TASK INSTRUCTIONS >> Copy out the material below in full, but not its images.

DATA EXCERPT >>
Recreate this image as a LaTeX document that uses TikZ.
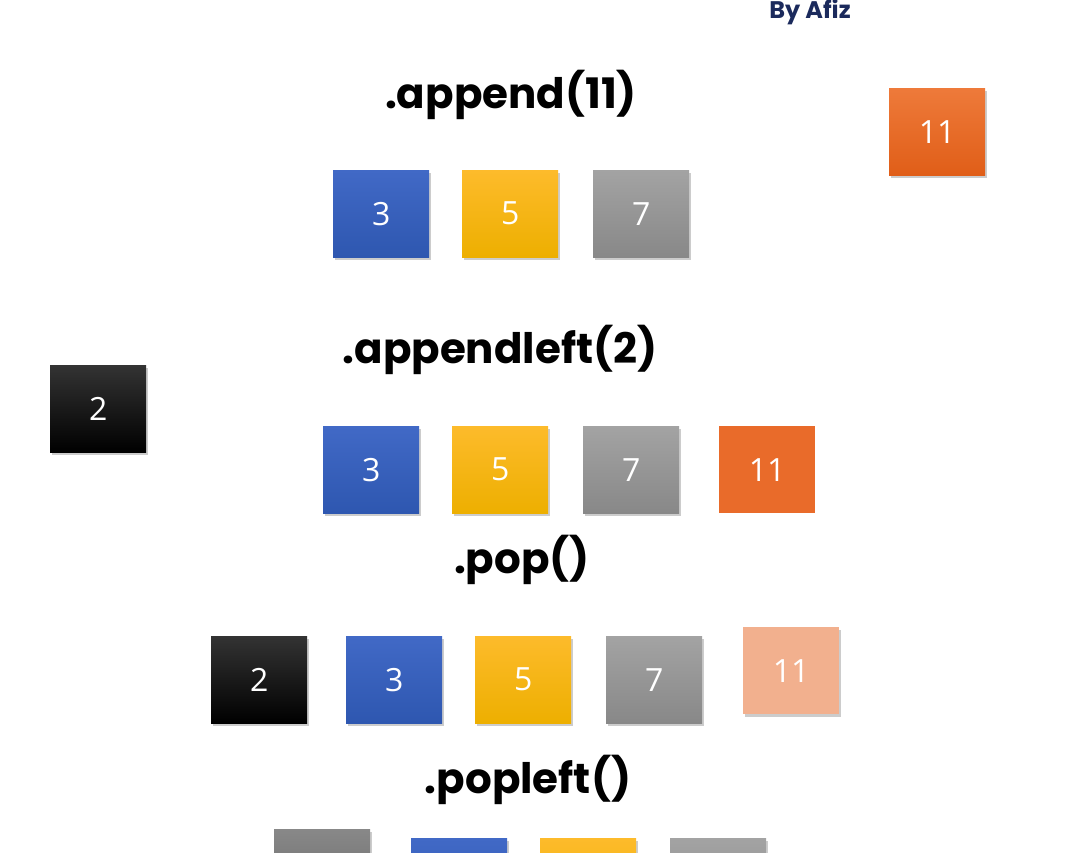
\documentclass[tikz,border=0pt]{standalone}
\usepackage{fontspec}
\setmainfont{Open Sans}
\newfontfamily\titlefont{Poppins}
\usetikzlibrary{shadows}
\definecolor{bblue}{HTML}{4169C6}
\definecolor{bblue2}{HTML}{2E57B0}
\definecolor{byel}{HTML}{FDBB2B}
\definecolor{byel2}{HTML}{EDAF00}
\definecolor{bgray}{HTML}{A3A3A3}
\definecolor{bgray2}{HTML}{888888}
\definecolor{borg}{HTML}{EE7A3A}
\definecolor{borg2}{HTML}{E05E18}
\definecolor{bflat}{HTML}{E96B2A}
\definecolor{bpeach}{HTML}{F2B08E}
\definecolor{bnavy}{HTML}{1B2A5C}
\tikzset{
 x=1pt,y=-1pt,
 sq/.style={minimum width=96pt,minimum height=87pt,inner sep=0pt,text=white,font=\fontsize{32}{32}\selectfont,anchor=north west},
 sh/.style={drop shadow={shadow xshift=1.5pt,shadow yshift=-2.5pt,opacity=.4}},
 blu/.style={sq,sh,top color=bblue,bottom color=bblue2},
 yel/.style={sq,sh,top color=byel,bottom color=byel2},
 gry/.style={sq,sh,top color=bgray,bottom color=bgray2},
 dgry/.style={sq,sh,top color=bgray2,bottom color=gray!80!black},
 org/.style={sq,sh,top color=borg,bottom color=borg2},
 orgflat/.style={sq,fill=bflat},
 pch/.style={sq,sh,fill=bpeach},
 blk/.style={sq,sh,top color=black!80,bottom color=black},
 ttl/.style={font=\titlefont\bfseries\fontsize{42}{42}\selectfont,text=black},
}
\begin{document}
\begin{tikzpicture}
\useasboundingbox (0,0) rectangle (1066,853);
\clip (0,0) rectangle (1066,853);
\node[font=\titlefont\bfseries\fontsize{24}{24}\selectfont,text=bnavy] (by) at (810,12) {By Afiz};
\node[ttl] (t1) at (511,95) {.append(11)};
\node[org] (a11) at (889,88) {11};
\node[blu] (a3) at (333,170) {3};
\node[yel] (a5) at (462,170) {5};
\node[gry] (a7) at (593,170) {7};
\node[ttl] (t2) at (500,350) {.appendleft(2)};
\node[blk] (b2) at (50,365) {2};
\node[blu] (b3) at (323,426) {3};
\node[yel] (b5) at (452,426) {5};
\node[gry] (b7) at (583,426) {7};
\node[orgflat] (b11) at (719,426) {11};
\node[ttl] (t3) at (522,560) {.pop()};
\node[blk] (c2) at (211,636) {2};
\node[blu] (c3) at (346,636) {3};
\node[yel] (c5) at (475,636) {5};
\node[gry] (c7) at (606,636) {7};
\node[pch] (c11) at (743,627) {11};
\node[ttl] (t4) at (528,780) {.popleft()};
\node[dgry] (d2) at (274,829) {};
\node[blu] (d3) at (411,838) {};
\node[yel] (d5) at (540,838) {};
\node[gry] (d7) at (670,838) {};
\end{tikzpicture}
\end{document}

ANSWER TO THE PROBLEM >>
Recreate this image as a LaTeX document that uses TikZ.
\documentclass[tikz,border=0pt]{standalone}
\usepackage{fontspec}
\setmainfont{Open Sans}
\newfontfamily\titlefont{Poppins}
\usetikzlibrary{shadows}
\definecolor{bblue}{HTML}{4169C6}
\definecolor{bblue2}{HTML}{2E57B0}
\definecolor{byel}{HTML}{FDBB2B}
\definecolor{byel2}{HTML}{EDAF00}
\definecolor{bgray}{HTML}{A3A3A3}
\definecolor{bgray2}{HTML}{888888}
\definecolor{borg}{HTML}{EE7A3A}
\definecolor{borg2}{HTML}{E05E18}
\definecolor{bflat}{HTML}{E96B2A}
\definecolor{bpeach}{HTML}{F2B08E}
\definecolor{bnavy}{HTML}{1B2A5C}
\tikzset{
 x=1pt,y=-1pt,
 sq/.style={minimum width=96pt,minimum height=87pt,inner sep=0pt,text=white,font=\fontsize{32}{32}\selectfont,anchor=north west},
 sh/.style={drop shadow={shadow xshift=1.5pt,shadow yshift=-2.5pt,opacity=.4}},
 blu/.style={sq,sh,top color=bblue,bottom color=bblue2},
 yel/.style={sq,sh,top color=byel,bottom color=byel2},
 gry/.style={sq,sh,top color=bgray,bottom color=bgray2},
 dgry/.style={sq,sh,top color=bgray2,bottom color=gray!80!black},
 org/.style={sq,sh,top color=borg,bottom color=borg2},
 orgflat/.style={sq,fill=bflat},
 pch/.style={sq,sh,fill=bpeach},
 blk/.style={sq,sh,top color=black!80,bottom color=black},
 ttl/.style={font=\titlefont\bfseries\fontsize{42}{42}\selectfont,text=black},
}
\begin{document}
\begin{tikzpicture}
\useasboundingbox (0,0) rectangle (1066,853);
\clip (0,0) rectangle (1066,853);
\node[font=\titlefont\bfseries\fontsize{24}{24}\selectfont,text=bnavy] (by) at (810,12) {By Afiz};
\node[ttl] (t1) at (511,95) {.append(11)};
\node[org] (a11) at (889,88) {11};
\node[blu] (a3) at (333,170) {3};
\node[yel] (a5) at (462,170) {5};
\node[gry] (a7) at (593,170) {7};
\node[ttl] (t2) at (500,350) {.appendleft(2)};
\node[blk] (b2) at (50,365) {2};
\node[blu] (b3) at (323,426) {3};
\node[yel] (b5) at (452,426) {5};
\node[gry] (b7) at (583,426) {7};
\node[orgflat] (b11) at (719,426) {11};
\node[ttl] (t3) at (522,560) {.pop()};
\node[blk] (c2) at (211,636) {2};
\node[blu] (c3) at (346,636) {3};
\node[yel] (c5) at (475,636) {5};
\node[gry] (c7) at (606,636) {7};
\node[pch] (c11) at (743,627) {11};
\node[ttl] (t4) at (528,780) {.popleft()};
\node[dgry] (d2) at (274,829) {};
\node[blu] (d3) at (411,838) {};
\node[yel] (d5) at (540,838) {};
\node[gry] (d7) at (670,838) {};
\end{tikzpicture}
\end{document}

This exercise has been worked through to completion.